◆ **TO BE DONE**: Omit all images, then repeat exactly the lines below from the one containing "Recreate this image as a component" through the one containing "Chart.register(...registerables);", both ends included.

◆ **EXTRACTED MATERIAL**:

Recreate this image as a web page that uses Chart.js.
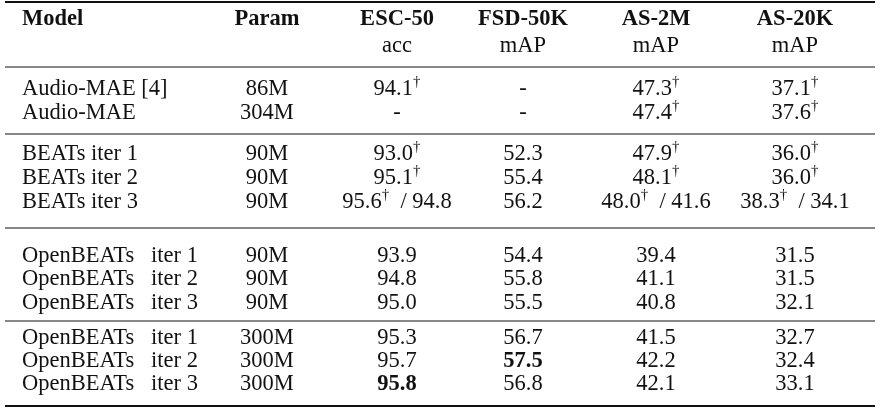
<!DOCTYPE html>
<html>
<head>
<meta charset="utf-8">
<script src="https://cdn.jsdelivr.net/npm/chart.js@4"></script>
<style>
  html, body { margin: 0; padding: 0; background: #fff; }
  #wrap { width: 881px; height: 412px; }
</style>
</head>
<body>
<div id="wrap"><canvas id="tbl"></canvas></div>
<script>
// table content
const headers = ["Model", "Param", "ESC-50", "FSD-50K", "AS-2M", "AS-20K"];
const subHeaders = ["", "", "acc", "mAP", "mAP", "mAP"];
const models = [
    "Audio-MAE [4]", "Audio-MAE",
    "BEATs iter 1", "BEATs iter 2", "BEATs iter 3",
    "OpenBEATs   iter 1", "OpenBEATs   iter 2", "OpenBEATs   iter 3",
    "OpenBEATs   iter 1", "OpenBEATs   iter 2", "OpenBEATs   iter 3",
];
const params = ["86M", "304M", "90M", "90M", "90M", "90M", "90M", "90M", "300M", "300M", "300M"];
const esc50 = ["94.1†", "-", "93.0†", "95.1†", "95.6†  / 94.8", "93.9", "94.8", "95.0", "95.3", "95.7", "**95.8"];
const fsd50k = ["-", "-", "52.3", "55.4", "56.2", "54.4", "55.8", "55.5", "56.7", "**57.5", "56.8"];
const as2m = ["47.3†", "47.4†", "47.9†", "48.1†", "48.0†  / 41.6", "39.4", "41.1", "40.8", "41.5", "42.2", "42.1"];
const as20k = ["37.1†", "37.6†", "36.0†", "36.0†", "38.3†  / 34.1", "31.5", "31.5", "32.1", "32.7", "32.4", "33.1"];
const columns = [models, params, esc50, fsd50k, as2m, as20k];

// layout in pixel-like units on the chart scales
const colX = [22, 267, 397, 523, 656, 795];
const rowY = [89, 113, 154, 178, 202, 256, 279, 303, 338, 361, 384];
const rules = [[2, 2], [67, 1], [134, 1], [228, 1], [321, 1], [406, 2]];
const FONT = "'Liberation Serif', 'DejaVu Serif', serif";

function drawCell(ctx, text, x, y, align) {
    let bold = false;
    if (text.startsWith("**")) { bold = true; text = text.slice(2); }
    const main = (bold ? "bold " : "") + "22.5px " + FONT;
    const sup = "15px " + FONT;
    const parts = [];
    text.split("†").forEach((s, i, arr) => {
        if (s) parts.push([s, main, 0]);
        if (i < arr.length - 1) parts.push(["†", sup, -7]);
    });
    let total = 0;
    parts.forEach(p => { ctx.font = p[1]; total += ctx.measureText(p[0]).width; });
    let cx = align === "left" ? x : x - total / 2;
    ctx.textAlign = "left";
    ctx.textBaseline = "middle";
    parts.forEach(p => {
        ctx.font = p[1];
        ctx.fillText(p[0], cx, y + p[2]);
        cx += ctx.measureText(p[0]).width;
    });
}

const tablePlugin = {
    id: "table",
    afterDraw(chart) {
        const ctx = chart.ctx;
        const xs = chart.scales.x, ys = chart.scales.y;
        ctx.save();
        ctx.fillStyle = "#111";
        ctx.strokeStyle = "#111";
        rules.forEach(([y, w]) => {
            ctx.lineWidth = w;
            ctx.beginPath();
            ctx.moveTo(xs.getPixelForValue(5), ys.getPixelForValue(y));
            ctx.lineTo(xs.getPixelForValue(875), ys.getPixelForValue(y));
            ctx.stroke();
        });
        headers.forEach((h, c) => {
            drawCell(ctx, "**" + h, xs.getPixelForValue(colX[c]), ys.getPixelForValue(19), c === 0 ? "left" : "center");
            if (subHeaders[c]) drawCell(ctx, subHeaders[c], xs.getPixelForValue(colX[c]), ys.getPixelForValue(46), "center");
        });
        columns.forEach((col, c) => {
            col.forEach((v, r) => {
                drawCell(ctx, v, xs.getPixelForValue(colX[c]), ys.getPixelForValue(rowY[r]), c === 0 ? "left" : "center");
            });
        });
        ctx.restore();
    },
};

new Chart(document.getElementById("tbl"), {
    type: "scatter",
    data: { datasets: [{ data: [], pointRadius: 0 }] },
    options: {
        responsive: true,
        maintainAspectRatio: false,
        animation: false,
        layout: { padding: 0 },
        scales: {
            x: { type: "linear", min: 0, max: 881, display: false },
            y: { type: "linear", min: 0, max: 412, reverse: true, display: false },
        },
        plugins: { legend: { display: false }, tooltip: { enabled: false } },
    },
    plugins: [tablePlugin],
});
</script>
</body>
</html>
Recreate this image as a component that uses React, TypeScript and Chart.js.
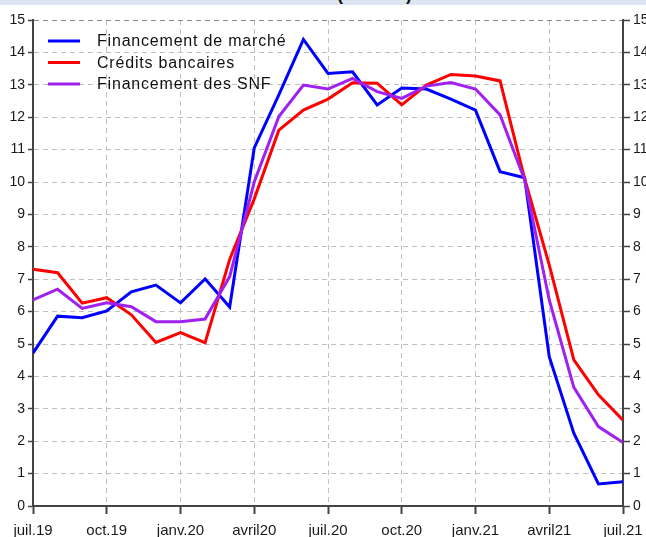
import React, { useEffect, useRef } from "react";
import { Chart, registerables } from "chart.js";

Chart.register(...registerables);

const months = [
  "juil.19", "août19", "sept.19", "oct.19", "nov.19", "déc.19",
  "janv.20", "févr.20", "mars20", "avril20", "mai20", "juin20",
  "juil.20", "août20", "sept.20", "oct.20", "nov.20", "déc.20",
  "janv.21", "févr.21", "mars21", "avril21", "mai21", "juin21", "juil.21",
];

const financementMarche = [
  4.72, 5.86, 5.81, 6.02, 6.61, 6.82, 6.27, 7.01, 6.14, 11.05, 12.69, 14.4,
  13.35, 13.4, 12.38, 12.9, 12.87, 12.56, 12.22, 10.32, 10.13, 4.61, 2.25, 0.68, 0.75,
];

const creditsBancaires = [
  7.31, 7.2, 6.26, 6.43, 5.9, 5.05, 5.35, 5.04, 7.61, 9.48, 11.6, 12.22,
  12.56, 13.06, 13.05, 12.38, 12.99, 13.32, 13.27, 13.12, 10.1, 7.44, 4.51, 3.43, 2.65,
];

const financementSNF = [
  6.36, 6.69, 6.1, 6.27, 6.15, 5.69, 5.69, 5.77, 7.08, 10.0, 12.02, 12.99,
  12.87, 13.2, 12.79, 12.58, 12.96, 13.07, 12.87, 12.07, 10.06, 6.36, 3.66, 2.45, 1.96,
];

const seriesNames = ["Financement de marché", "Crédits bancaires", "Financement des SNF"];
const seriesColors = ["#0000ff", "#ff0000", "#a020f0"];
const titleText = "(en %)";

const FONT = "'Liberation Sans', Arial, Helvetica, sans-serif";

const insideLegend = {
  id: "insideLegend",
  afterDatasetsDraw(chart: any) {
    const ctx = chart.ctx as CanvasRenderingContext2D;
    const { left, top } = chart.chartArea;
    ctx.save();
    ctx.font = `16px ${FONT}`;
    try {
      (ctx as any).letterSpacing = "0.8px";
    } catch (e) {}
    ctx.textBaseline = "middle";
    ctx.textAlign = "left";
    seriesNames.forEach((name, i) => {
      const y = top + 21 + i * 21.5;
      ctx.strokeStyle = seriesColors[i];
      ctx.lineWidth = 3;
      ctx.beginPath();
      ctx.moveTo(left + 15, y);
      ctx.lineTo(left + 47, y);
      ctx.stroke();
      ctx.fillStyle = "#111";
      ctx.fillText(name, left + 64, y + 1);
    });
    ctx.restore();
  },
};

export default function App() {
  const canvasRef = useRef<HTMLCanvasElement | null>(null);

  useEffect(() => {
    if (!canvasRef.current) return;
    Chart.defaults.font.family = FONT;
    const series = [financementMarche, creditsBancaires, financementSNF];
    const chart = new Chart(canvasRef.current, {
      type: "line",
      data: {
        datasets: series.map((vals, i) => ({
          label: seriesNames[i],
          data: vals.map((v, j) => ({ x: j, y: v })),
          borderColor: seriesColors[i],
          backgroundColor: seriesColors[i],
          borderWidth: 3,
          pointRadius: 0,
          tension: 0,
          fill: false,
          order: 2 - i,
          yAxisID: "y",
        })),
      },
      options: {
        responsive: false,
        animation: false,
        layout: { padding: { top: 20, left: 0, right: 0, bottom: 0 } },
        plugins: {
          legend: { display: false },
          tooltip: { enabled: false },
          title: { display: false },
        },
        scales: {
          x: {
            type: "linear",
            min: 0,
            max: months.length - 1,
            ticks: {
              stepSize: 3,
              autoSkip: false,
              maxRotation: 0,
              color: "#1a1a1a",
              font: { size: 15, family: FONT },
              padding: 8,
              callback: (v: any) => months[Number(v)] ?? "",
            },
            grid: {
              color: "#c0c0c0",
              lineWidth: 1,
              tickColor: "#444",
              tickLength: 8,
              tickWidth: 2,
            },
            border: { display: true, color: "#444", width: 2, dash: [5, 4] },
            afterFit: (s: any) => {
              s.height = 31;
              s.paddingLeft = 0;
              s.paddingRight = 0;
            },
          },
          y: {
            position: "left",
            min: 0,
            max: 15,
            ticks: {
              stepSize: 1,
              color: "#1a1a1a",
              font: { size: 14, family: FONT },
              padding: 3,
            },
            grid: {
              color: (c: any) => (c.tick && c.tick.value === 15 ? "#8a8a8a" : "#c0c0c0"),
              lineWidth: 1,
              tickColor: "#444",
              tickLength: 5,
              tickWidth: 1.5,
            },
            border: { display: true, color: "#444", width: 2, dash: [5, 4] },
            afterFit: (s: any) => {
              s.width = 33;
              s.paddingTop = 0;
              s.paddingBottom = 0;
            },
          },
          y2: {
            position: "right",
            min: 0,
            max: 15,
            ticks: {
              stepSize: 1,
              color: "#1a1a1a",
              font: { size: 14, family: FONT },
              padding: 3,
            },
            grid: {
              drawOnChartArea: false,
              tickColor: "#444",
              tickLength: 7,
              tickWidth: 1.5,
            },
            border: { display: true, color: "#444", width: 2 },
            afterFit: (s: any) => {
              s.width = 23;
              s.paddingTop = 0;
              s.paddingBottom = 0;
            },
          },
        },
      } as any,
      plugins: [insideLegend],
    });
    return () => chart.destroy();
  }, []);

  return (
    <div
      style={{
        position: "absolute",
        left: 0,
        top: 0,
        width: 646,
        height: 537,
        background: "#ffffff",
        overflow: "hidden",
      }}
    >
      <canvas
        ref={canvasRef}
        width={646}
        height={537}
        style={{ position: "absolute", left: 0, top: 0, width: 646, height: 537 }}
      />
      <div
        style={{
          position: "absolute",
          left: 0,
          top: 0,
          width: 646,
          height: 5,
          background: "#dce6f1",
          overflow: "hidden",
          zIndex: 2,
        }}
      >
        <span
          style={{
            position: "absolute",
            left: 337,
            top: -15,
            font: `bold 18px ${FONT}`,
            lineHeight: "18px",
            letterSpacing: "4.2px",
            whiteSpace: "nowrap",
            color: "#111",
          }}
        >
          {titleText}
        </span>
      </div>
    </div>
  );
}
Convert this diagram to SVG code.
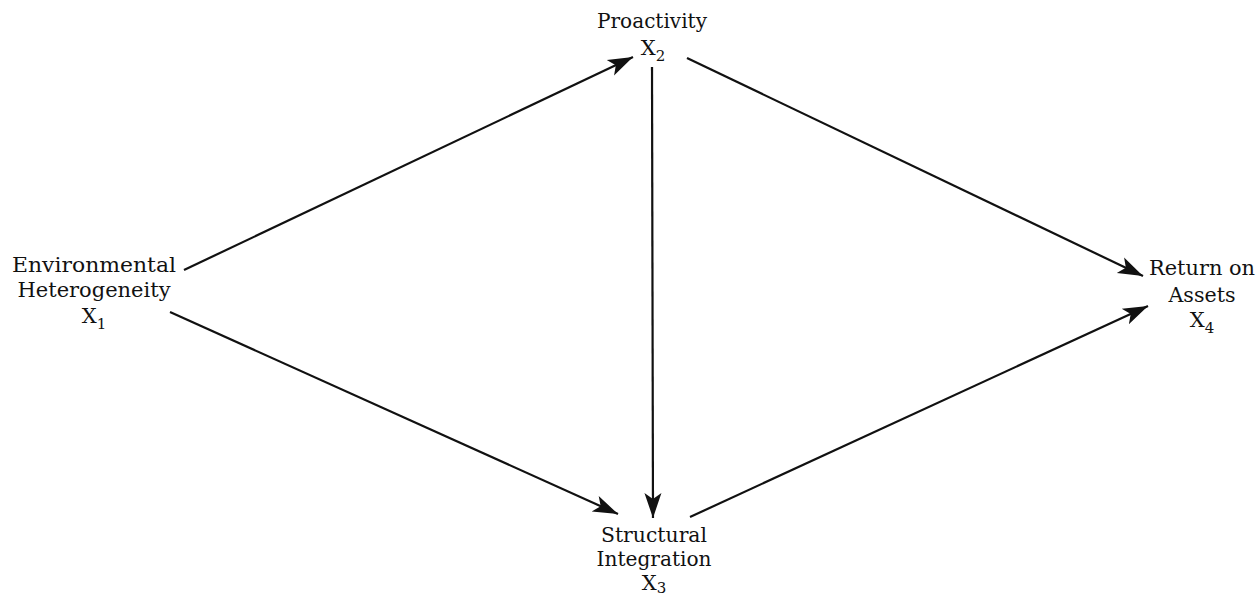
<svg xmlns="http://www.w3.org/2000/svg" width="1260" height="597" viewBox="0 0 1260 597">
<style>
text{font-family:"DejaVu Serif","Liberation Serif",serif;font-size:20px;fill:#111;text-anchor:middle}
.x{font-size:21px}
.sub{font-size:15px}
.c line{stroke:#111;stroke-width:2.2;marker-end:url(#ah)}
</style>
<defs>
<marker id="ah" markerUnits="userSpaceOnUse" markerWidth="28" markerHeight="20" viewBox="0 0 28 20" refX="25" refY="10" orient="auto">
<path d="M0,1.5 L25,10 L0,18.5 L6,10 Z" fill="#111"/>
</marker>
</defs>
<rect width="1260" height="597" fill="#fff"/>
<g class="c" id="connectors">
<line x1="184" y1="270" x2="633" y2="57"/>
<line x1="652" y1="67" x2="653" y2="518"/>
<line x1="170" y1="312" x2="618" y2="514"/>
<line x1="687" y1="58" x2="1143" y2="276"/>
<line x1="690" y1="517" x2="1148" y2="306"/>
</g>
<g id="n1">
<text x="94" y="272" textLength="164" lengthAdjust="spacingAndGlyphs">Environmental</text>
<text x="94" y="297" textLength="153" lengthAdjust="spacingAndGlyphs">Heterogeneity</text>
<text class="x" x="94" y="323">X<tspan class="sub" dy="6">1</tspan></text>
</g>
<g id="n2">
<text x="652" y="28" textLength="110" lengthAdjust="spacingAndGlyphs">Proactivity</text>
<text class="x" x="653" y="55">X<tspan class="sub" dy="6">2</tspan></text>
</g>
<g id="n3">
<text x="654" y="542" textLength="106" lengthAdjust="spacingAndGlyphs">Structural</text>
<text x="654" y="566" textLength="115" lengthAdjust="spacingAndGlyphs">Integration</text>
<text class="x" x="654" y="590">X<tspan class="sub" dy="3">3</tspan></text>
</g>
<g id="n4">
<text x="1202" y="275" textLength="106" lengthAdjust="spacingAndGlyphs">Return on</text>
<text x="1202" y="302" textLength="67" lengthAdjust="spacingAndGlyphs">Assets</text>
<text class="x" x="1202" y="327">X<tspan class="sub" dy="6">4</tspan></text>
</g>
</svg>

◆ **RESULT OF THIS EXERCISE**:
Recreate this image as a component that uses React, TypeScript and Chart.js.
import React, { useEffect, useRef } from "react";
import { Chart, registerables } from "chart.js";

Chart.register(...registerables);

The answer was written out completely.